> _INFORMATION SUPPLIED_
[BEGIN]
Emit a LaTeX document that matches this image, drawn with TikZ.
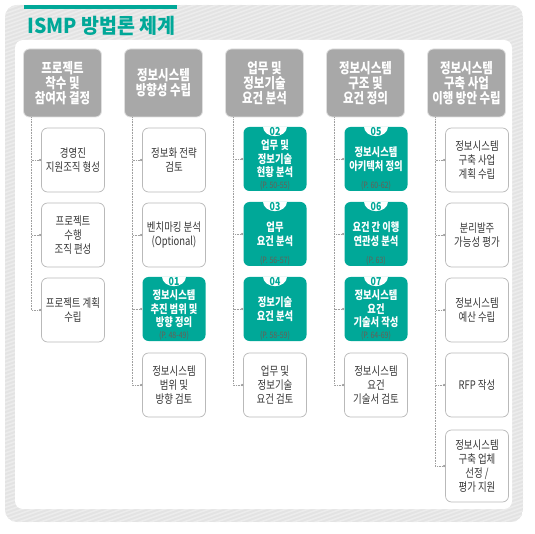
\documentclass[tikz,border=0pt]{standalone}
\usepackage{fontspec}
\setmainfont{Noto Sans CJK KR}[FakeStretch=0.8]
\newfontfamily\titlefont{Noto Sans CJK KR}[FakeStretch=0.95]
\usetikzlibrary{arrows.meta}

\definecolor{ismpteal}{HTML}{00A898}
\definecolor{headgray}{HTML}{A8A8A8}
\definecolor{panelgray}{HTML}{E3E3E3}
\definecolor{stripegray}{HTML}{ECECEC}
\definecolor{pagebrown}{HTML}{6A5D55}
\definecolor{txtgray}{HTML}{383838}

\tikzset{
  head/.style={fill=headgray, draw=gray!25, line width=0.8pt, rounded corners=6pt,
    minimum width=78pt, minimum height=68pt, align=center, inner sep=0.5pt,
    text=white, font=\fontsize{14.3}{15.2}\selectfont\bfseries},
  task/.style={fill=white, draw=gray!55, line width=0.7pt, rounded corners=6pt,
    minimum width=63pt, minimum height=64pt, align=center, inner sep=0.5pt,
    text=txtgray, font=\fontsize{11.8}{14}\selectfont},
  core/.style={task, fill=ismpteal, draw=none, text=white,
    font=\fontsize{11.6}{13.5}\selectfont\bfseries},
  tabnum/.style={inner sep=0pt, text=ismpteal, font=\fontsize{11}{11}\selectfont\bfseries},
  pageref/.style={inner sep=0pt, text=pagebrown, font=\fontsize{8.8}{9}\selectfont},
  link/.style={draw=gray!75, densely dotted, line width=0.6pt, -{Circle[length=2.2pt]}}
}

\begin{document}
\begin{tikzpicture}[x=1pt, y=1pt]
\useasboundingbox (0,0) rectangle (535,-534);

% Striped panel
\begin{scope}
  \clip[rounded corners=12pt] (5,-5) rectangle (523,-522);
  \fill[panelgray] (5,-5) rectangle (523,-522);
  \foreach \s in {0,11,...,2100}
    \draw[stripegray, line width=1.6pt] (\s-1500,-530) -- (\s,0);
\end{scope}

% Title
\fill[ismpteal] (24,-5) rectangle (177,-9.5);
\node[anchor=west, inner sep=0pt, text=ismpteal, font=\titlefont\fontsize{20.5}{22}\selectfont\bfseries]
  (title) at (27,-26) {ISMP 방법론 체계};

\fill[white, rounded corners=8pt] (15,-40) rectangle (512,-509);

% Column headers
\foreach \col/\txt in {1/{프로젝트\\착수 및\\참여자 결정}, 2/{정보시스템\\방향성 수립},
    3/{업무 및\\정보기술\\요건 분석}, 4/{정보시스템\\구조 및\\요건 정의},
    5/{정보시스템\\구축 사업\\이행 방안 수립}}
  \node[head] (h\col) at ({62.5+101*(\col-1)}, -83) {\txt};

% Plain tasks
\foreach \col/\row/\txt in {1/1/{경영진\\지원조직 형성}, 1/2/{프로젝트\\수행\\조직 편성},
    1/3/{프로젝트 계획\\수립}, 2/1/{정보화 전략\\검토}, 2/2/{벤치마킹 분석\\(Optional)},
    2/4/{정보시스템\\범위 및\\방향 검토}, 3/4/{업무 및\\정보기술\\요건 검토},
    4/4/{정보시스템\\요건\\기술서 검토}, 5/1/{정보시스템\\구축 사업\\계획 수립},
    5/2/{분리발주\\가능성 평가}, 5/3/{정보시스템\\예산 수립}, 5/4/{RFP 작성}}
  \node[task] (b\col\row) at ({73+101*(\col-1)}, {-160-75*(\row-1)}) {\txt};
\node[task, minimum height=72pt] (b55) at (477,-466) {정보시스템\\구축 업체\\선정 /\\평가 지원};

% Numbered tasks
\foreach \col/\row/\num/\txt/\pg in {2/3/01/{정보시스템\\추진 범위 및\\방향 정의}/48-49,
    3/1/02/{업무 및\\정보기술\\현황 분석}/50-55, 3/2/03/{업무\\요건 분석}/56-57,
    3/3/04/{정보기술\\요건 분석}/58-59, 4/1/05/{정보시스템\\아키텍처 정의}/60-62,
    4/2/06/{요건 간 이행\\연관성 분석}/63, 4/3/07/{정보시스템\\요건\\기술서 작성}/64-69}
{
  \node[core] (b\col\row) at ({73+101*(\col-1)}, {-159-75*(\row-1)}) {\txt};
  \fill[white] ([xshift=-12pt]b\col\row.north)
    arc[start angle=180, end angle=360, x radius=12pt, y radius=9.5pt] -- cycle;
  \node[tabnum] (n\col\row) at ([yshift=-5pt]b\col\row.north) {\num};
  \node[pageref] (p\col\row) at ([yshift=5.5pt]b\col\row.south) {(P. \pg)};
}

% Links
\foreach \col/\row in {1/1,1/2,1/3,2/1,2/2,2/3,2/4,3/1,3/2,3/3,3/4,
    4/1,4/2,4/3,4/4,5/1,5/2,5/3,5/4,5/5}
  \draw[link] ([xshift=8pt]h\col.south west) |- (b\col\row.west);

\end{tikzpicture}
\end{document}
[END]
> _TASK OBJECTIVE_
Copy out the data above exactly, except the pictures.

> _RESULT OF THE TASK_
Emit a LaTeX document that matches this image, drawn with TikZ.
\documentclass[tikz,border=0pt]{standalone}
\usepackage{fontspec}
\setmainfont{Noto Sans CJK KR}[FakeStretch=0.8]
\newfontfamily\titlefont{Noto Sans CJK KR}[FakeStretch=0.95]
\usetikzlibrary{arrows.meta}

\definecolor{ismpteal}{HTML}{00A898}
\definecolor{headgray}{HTML}{A8A8A8}
\definecolor{panelgray}{HTML}{E3E3E3}
\definecolor{stripegray}{HTML}{ECECEC}
\definecolor{pagebrown}{HTML}{6A5D55}
\definecolor{txtgray}{HTML}{383838}

\tikzset{
  head/.style={fill=headgray, draw=gray!25, line width=0.8pt, rounded corners=6pt,
    minimum width=78pt, minimum height=68pt, align=center, inner sep=0.5pt,
    text=white, font=\fontsize{14.3}{15.2}\selectfont\bfseries},
  task/.style={fill=white, draw=gray!55, line width=0.7pt, rounded corners=6pt,
    minimum width=63pt, minimum height=64pt, align=center, inner sep=0.5pt,
    text=txtgray, font=\fontsize{11.8}{14}\selectfont},
  core/.style={task, fill=ismpteal, draw=none, text=white,
    font=\fontsize{11.6}{13.5}\selectfont\bfseries},
  tabnum/.style={inner sep=0pt, text=ismpteal, font=\fontsize{11}{11}\selectfont\bfseries},
  pageref/.style={inner sep=0pt, text=pagebrown, font=\fontsize{8.8}{9}\selectfont},
  link/.style={draw=gray!75, densely dotted, line width=0.6pt, -{Circle[length=2.2pt]}}
}

\begin{document}
\begin{tikzpicture}[x=1pt, y=1pt]
\useasboundingbox (0,0) rectangle (535,-534);

% Striped panel
\begin{scope}
  \clip[rounded corners=12pt] (5,-5) rectangle (523,-522);
  \fill[panelgray] (5,-5) rectangle (523,-522);
  \foreach \s in {0,11,...,2100}
    \draw[stripegray, line width=1.6pt] (\s-1500,-530) -- (\s,0);
\end{scope}

% Title
\fill[ismpteal] (24,-5) rectangle (177,-9.5);
\node[anchor=west, inner sep=0pt, text=ismpteal, font=\titlefont\fontsize{20.5}{22}\selectfont\bfseries]
  (title) at (27,-26) {ISMP 방법론 체계};

\fill[white, rounded corners=8pt] (15,-40) rectangle (512,-509);

% Column headers
\foreach \col/\txt in {1/{프로젝트\\착수 및\\참여자 결정}, 2/{정보시스템\\방향성 수립},
    3/{업무 및\\정보기술\\요건 분석}, 4/{정보시스템\\구조 및\\요건 정의},
    5/{정보시스템\\구축 사업\\이행 방안 수립}}
  \node[head] (h\col) at ({62.5+101*(\col-1)}, -83) {\txt};

% Plain tasks
\foreach \col/\row/\txt in {1/1/{경영진\\지원조직 형성}, 1/2/{프로젝트\\수행\\조직 편성},
    1/3/{프로젝트 계획\\수립}, 2/1/{정보화 전략\\검토}, 2/2/{벤치마킹 분석\\(Optional)},
    2/4/{정보시스템\\범위 및\\방향 검토}, 3/4/{업무 및\\정보기술\\요건 검토},
    4/4/{정보시스템\\요건\\기술서 검토}, 5/1/{정보시스템\\구축 사업\\계획 수립},
    5/2/{분리발주\\가능성 평가}, 5/3/{정보시스템\\예산 수립}, 5/4/{RFP 작성}}
  \node[task] (b\col\row) at ({73+101*(\col-1)}, {-160-75*(\row-1)}) {\txt};
\node[task, minimum height=72pt] (b55) at (477,-466) {정보시스템\\구축 업체\\선정 /\\평가 지원};

% Numbered tasks
\foreach \col/\row/\num/\txt/\pg in {2/3/01/{정보시스템\\추진 범위 및\\방향 정의}/48-49,
    3/1/02/{업무 및\\정보기술\\현황 분석}/50-55, 3/2/03/{업무\\요건 분석}/56-57,
    3/3/04/{정보기술\\요건 분석}/58-59, 4/1/05/{정보시스템\\아키텍처 정의}/60-62,
    4/2/06/{요건 간 이행\\연관성 분석}/63, 4/3/07/{정보시스템\\요건\\기술서 작성}/64-69}
{
  \node[core] (b\col\row) at ({73+101*(\col-1)}, {-159-75*(\row-1)}) {\txt};
  \fill[white] ([xshift=-12pt]b\col\row.north)
    arc[start angle=180, end angle=360, x radius=12pt, y radius=9.5pt] -- cycle;
  \node[tabnum] (n\col\row) at ([yshift=-5pt]b\col\row.north) {\num};
  \node[pageref] (p\col\row) at ([yshift=5.5pt]b\col\row.south) {(P. \pg)};
}

% Links
\foreach \col/\row in {1/1,1/2,1/3,2/1,2/2,2/3,2/4,3/1,3/2,3/3,3/4,
    4/1,4/2,4/3,4/4,5/1,5/2,5/3,5/4,5/5}
  \draw[link] ([xshift=8pt]h\col.south west) |- (b\col\row.west);

\end{tikzpicture}
\end{document}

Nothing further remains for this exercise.